I finally managed to talk to HIM.
I told him I was in love with him and that I did want him to be more affectionate.
The chat was pretty long, so I will try to put it in a few paragraphs.
He doesn’t love me. He likes spending time with me and he enjoys my company very much, but he doesn’t love me. He shouldn’t have said that he ‘might be in love with me’. This was a mistake. In his opinion we have a girlfriend-boyfriend relationship, but without the love on his side he thinks it’s more like being good friends with sex. He would find it ok if I had someone else. He would be very sad, but he could live with that. He thinks that this set up is not fair to me and I need to decide what I want. Maybe being friends would be better.

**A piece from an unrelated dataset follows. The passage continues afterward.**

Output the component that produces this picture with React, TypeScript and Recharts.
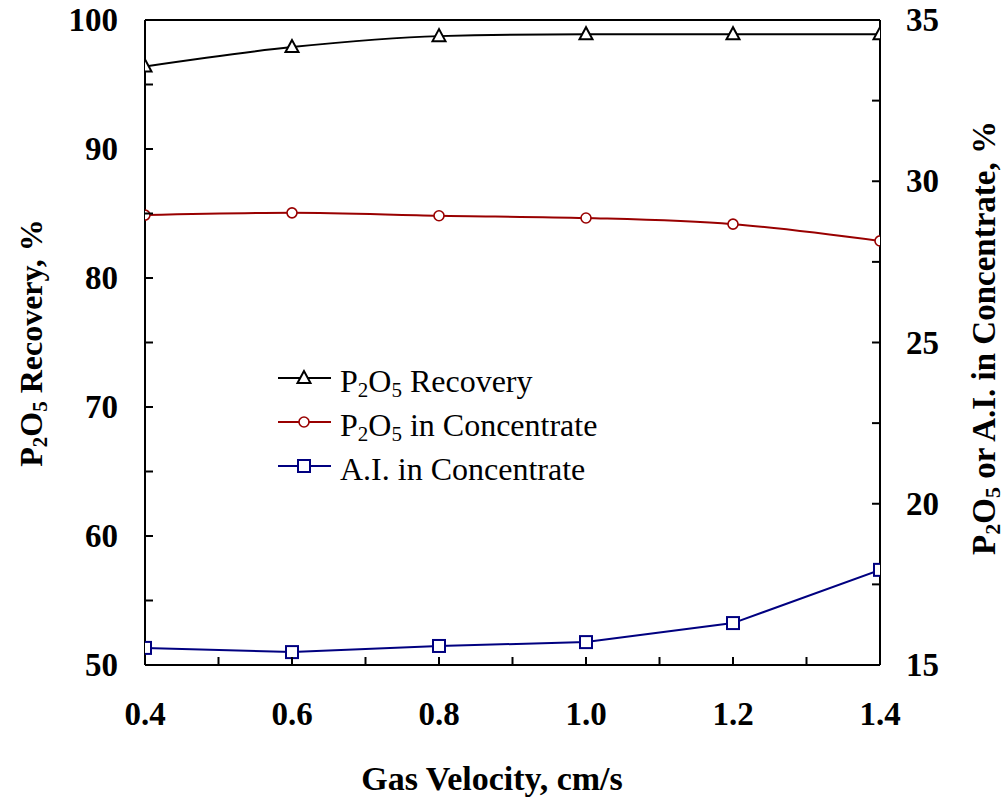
import { LineChart, Line, XAxis, YAxis, ReferenceLine, Legend } from 'recharts';

const SERIF = '"Liberation Serif", "Times New Roman", serif';

// gas velocity, cm/s
const velocity = [0.4, 0.6, 0.8, 1.0, 1.2, 1.4];
// P2O5 recovery, % (left axis)
const recovery = [96.4, 97.9, 98.75, 98.9, 98.9, 98.9];
// P2O5 and acid-insoluble grade in concentrate, % (right axis)
const p2o5Conc = [28.95, 29.02, 28.93, 28.86, 28.67, 28.15];
const aiConc = [15.53, 15.4, 15.59, 15.71, 16.3, 17.95];

const xTicks = [0.4, 0.5, 0.6, 0.7, 0.8, 0.9, 1.0, 1.1, 1.2, 1.3, 1.4];
const leftTicks = [50, 55, 60, 65, 70, 75, 80, 85, 90, 95, 100];
const rightTicks = [15, 17.5, 20, 22.5, 25, 27.5, 30, 32.5, 35];

const data = velocity.map((v, i) => ({
  v,
  recovery: recovery[i],
  p2o5: p2o5Conc[i],
  ai: aiConc[i],
}));

const RED = '#990000';
const NAVY = '#000080';
const TICK_LEN = 8;

interface TickProps {
  x?: number;
  y?: number;
  payload?: { value: number };
}

function XTick({ x = 0, y = 0, payload }: TickProps) {
  const v = payload ? payload.value : 0;
  const major = Math.round(v * 10) % 2 === 0;
  return (
    <g>
      <line x1={x} y1={y} x2={x} y2={y - TICK_LEN} stroke="#000" strokeWidth={2} />
      {major && (
        <text x={x} y={y + 60} textAnchor="middle" fontFamily={SERIF} fontWeight="bold" fontSize={33} fill="#000">
          {v.toFixed(1)}
        </text>
      )}
    </g>
  );
}

function LeftTick({ x = 0, y = 0, payload }: TickProps) {
  const v = payload ? payload.value : 0;
  return (
    <g>
      <line x1={x} y1={y} x2={x + TICK_LEN} y2={y} stroke="#000" strokeWidth={2} />
      {v % 10 === 0 && (
        <text x={x - 27} y={y + 11} textAnchor="end" fontFamily={SERIF} fontWeight="bold" fontSize={33} fill="#000">
          {v}
        </text>
      )}
    </g>
  );
}

function RightTick({ x = 0, y = 0, payload }: TickProps) {
  const v = payload ? payload.value : 0;
  return (
    <g>
      <line x1={x} y1={y} x2={x - TICK_LEN} y2={y} stroke="#000" strokeWidth={2} />
      {v % 5 === 0 && (
        <text x={x + 26} y={y + 11} textAnchor="start" fontFamily={SERIF} fontWeight="bold" fontSize={33} fill="#000">
          {v}
        </text>
      )}
    </g>
  );
}

interface DotProps {
  cx?: number;
  cy?: number;
  index?: number;
}

function Triangle({ cx = 0, cy = 0 }: DotProps) {
  const h = 12;
  const w = 13;
  return (
    <polygon
      points={`${cx},${cy - h / 2 - 1} ${cx - w / 2},${cy + h / 2 - 1} ${cx + w / 2},${cy + h / 2 - 1}`}
      fill="#fff"
      stroke="#000"
      strokeWidth={2}
    />
  );
}

function Circle({ cx = 0, cy = 0 }: DotProps) {
  return <circle cx={cx} cy={cy} r={5} fill="#fff" stroke={RED} strokeWidth={1.6} />;
}

function Square({ cx = 0, cy = 0 }: DotProps) {
  const s = 12;
  return <rect x={cx - s / 2} y={cy - s / 2} width={s} height={s} fill="#fff" stroke={NAVY} strokeWidth={2} />;
}

// "P" + subscript 2 + "O" + subscript 5
function P2O5({ size }: { size: number }) {
  const sub = Math.round(size * 0.66);
  const d = Math.round(size * 0.16);
  return (
    <>
      <tspan>P</tspan>
      <tspan fontSize={sub} dy={d}>2</tspan>
      <tspan dy={-d}>O</tspan>
      <tspan fontSize={sub} dy={d}>5</tspan>
      <tspan dy={-d}> </tspan>
    </>
  );
}

const legendRows = [
  { key: 'recovery', color: '#000', marker: Triangle, label: 'Recovery', p2o5: true },
  { key: 'p2o5', color: RED, marker: Circle, label: 'in Concentrate', p2o5: true },
  { key: 'ai', color: NAVY, marker: Square, label: 'A.I. in Concentrate', p2o5: false },
];

function ChartLegend() {
  return (
    <svg width={1005} height={798} style={{ position: 'absolute', left: 0, top: 0, pointerEvents: 'none' }}>
      {legendRows.map((row, i) => {
        const y = 378 + i * 44;
        const M = row.marker;
        return (
          <g key={row.key}>
            <line x1={278} y1={y} x2={331} y2={y} stroke={row.color} strokeWidth={2} />
            <M cx={304} cy={y} />
            <text x={340} y={y + 14} fontFamily={SERIF} fontSize={32} fill="#000">
              {row.p2o5 && <P2O5 size={32} />}
              <tspan>{row.label}</tspan>
            </text>
          </g>
        );
      })}
    </svg>
  );
}

function AxisTitles() {
  return (
    <svg width={1005} height={798} style={{ position: 'absolute', left: 0, top: 0, pointerEvents: 'none' }}>
      <text x={492} y={790} textAnchor="middle" fontFamily={SERIF} fontWeight="bold" fontSize={34} fill="#000">
        Gas Velocity, cm/s
      </text>
      <text
        transform="translate(42,343) rotate(-90)"
        textAnchor="middle"
        fontFamily={SERIF}
        fontWeight="bold"
        fontSize={32}
        fill="#000"
      >
        <P2O5 size={32} />
        <tspan>Recovery, %</tspan>
      </text>
      <text
        transform="translate(995,338) rotate(-90)"
        textAnchor="middle"
        fontFamily={SERIF}
        fontWeight="bold"
        fontSize={33}
        fill="#000"
      >
        <P2O5 size={33} />
        <tspan>or A.I. in Concentrate, %</tspan>
      </text>
    </svg>
  );
}

export default function App() {
  return (
    <div style={{ position: 'absolute', left: 0, top: 0, width: 1005, height: 798, background: '#fff' }}>
      <LineChart width={1005} height={798} data={data} margin={{ top: 20, right: 0, bottom: 0, left: 0 }}>
        <XAxis
          dataKey="v"
          type="number"
          domain={[0.4, 1.4]}
          ticks={xTicks}
          interval={0}
          height={133}
          tickSize={0}
          tickMargin={0}
          tickLine={false}
          axisLine={{ stroke: '#000', strokeWidth: 2 }}
          tick={<XTick />}
          allowDataOverflow
        />
        <YAxis
          yAxisId="left"
          orientation="left"
          domain={[50, 100]}
          ticks={leftTicks}
          interval={0}
          width={145}
          tickSize={0}
          tickMargin={0}
          tickLine={false}
          axisLine={{ stroke: '#000', strokeWidth: 2 }}
          tick={<LeftTick />}
          allowDataOverflow
        />
        <YAxis
          yAxisId="right"
          orientation="right"
          domain={[15, 35]}
          ticks={rightTicks}
          interval={0}
          width={125}
          tickSize={0}
          tickMargin={0}
          tickLine={false}
          axisLine={{ stroke: '#000', strokeWidth: 2 }}
          tick={<RightTick />}
          allowDataOverflow
        />
        <ReferenceLine yAxisId="left" y={100} stroke="#000" strokeWidth={2} />
        <Line
          yAxisId="left"
          type="monotone"
          dataKey="recovery"
          stroke="#000"
          strokeWidth={2}
          dot={<Triangle />}
          activeDot={false}
          isAnimationActive={false}
        />
        <Line
          yAxisId="right"
          type="monotone"
          dataKey="p2o5"
          stroke={RED}
          strokeWidth={2}
          dot={<Circle />}
          activeDot={false}
          isAnimationActive={false}
        />
        <Line
          yAxisId="right"
          type="linear"
          dataKey="ai"
          stroke={NAVY}
          strokeWidth={2}
          dot={<Square />}
          activeDot={false}
          isAnimationActive={false}
        />
        <Legend content={() => null} />
      </LineChart>
      <ChartLegend />
      <AxisTitles />
    </div>
  );
}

I did decide to keep things where they are. I treat him as a boyfriend and I do love him. I am angry with him that he took his love confession back though and he admitted to being a total ass. But I still decide to drag this with one exception: I do want commitment. I don’t want him to sleep with or date anyone else. If he once decides to do so, he needs to break up with me immediately.
He said he didn’t want me to tell him if I see other people as that would be hurtful and he prefers to live without that knowledge.

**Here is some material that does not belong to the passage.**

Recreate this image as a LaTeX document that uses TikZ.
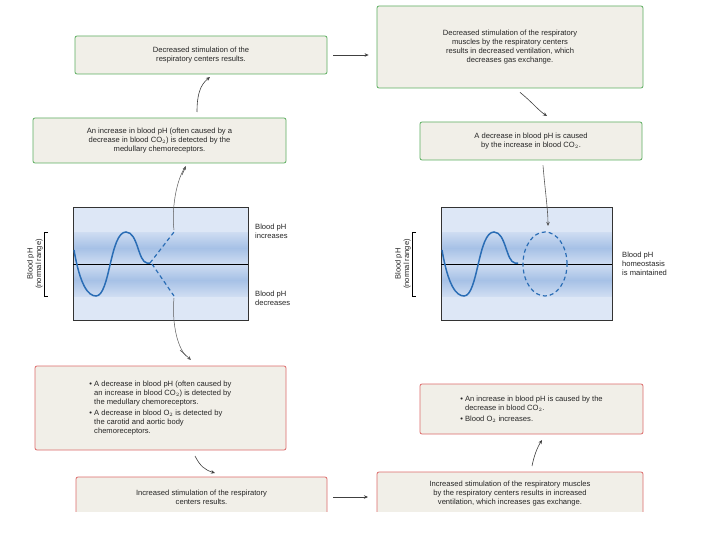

I am not sure what I’ve just done. My head is telling me to break this off, but my heart is telling me something different. Maybe it is worth fighting for this relationship?

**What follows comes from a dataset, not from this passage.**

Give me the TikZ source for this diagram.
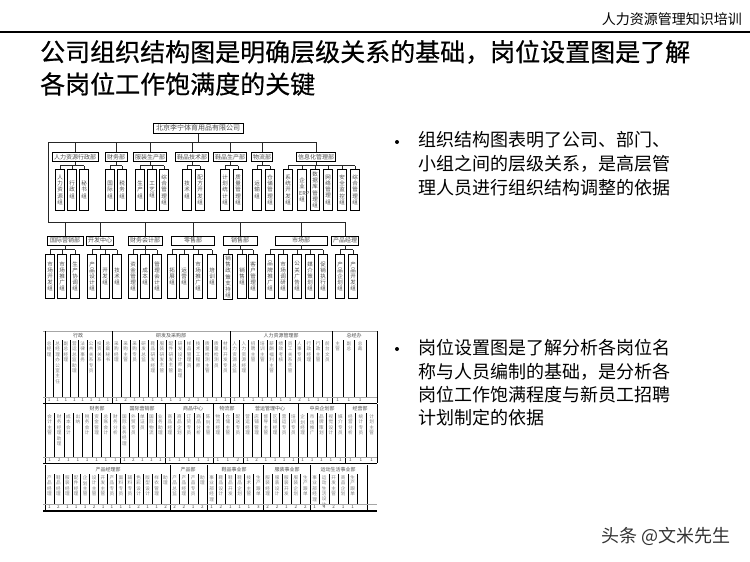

My sister told me that HE is not a relationship guy, that at the moment he is very focussed on himself and on having good time and on whatever can distract him from his depressive states. And I do realise that and yet…I’m dragging this along for whatever reason.
Truth to be told that I can’t imagine us being together long term. I can’t picture us making life decisions together, or even living together. I also don’t have long term plans, so it is hard for me to say what I want from him anyway. Maybe for now I just want a little commitment and to be able to hang out with him?
I really don’t know….It’s so confusing.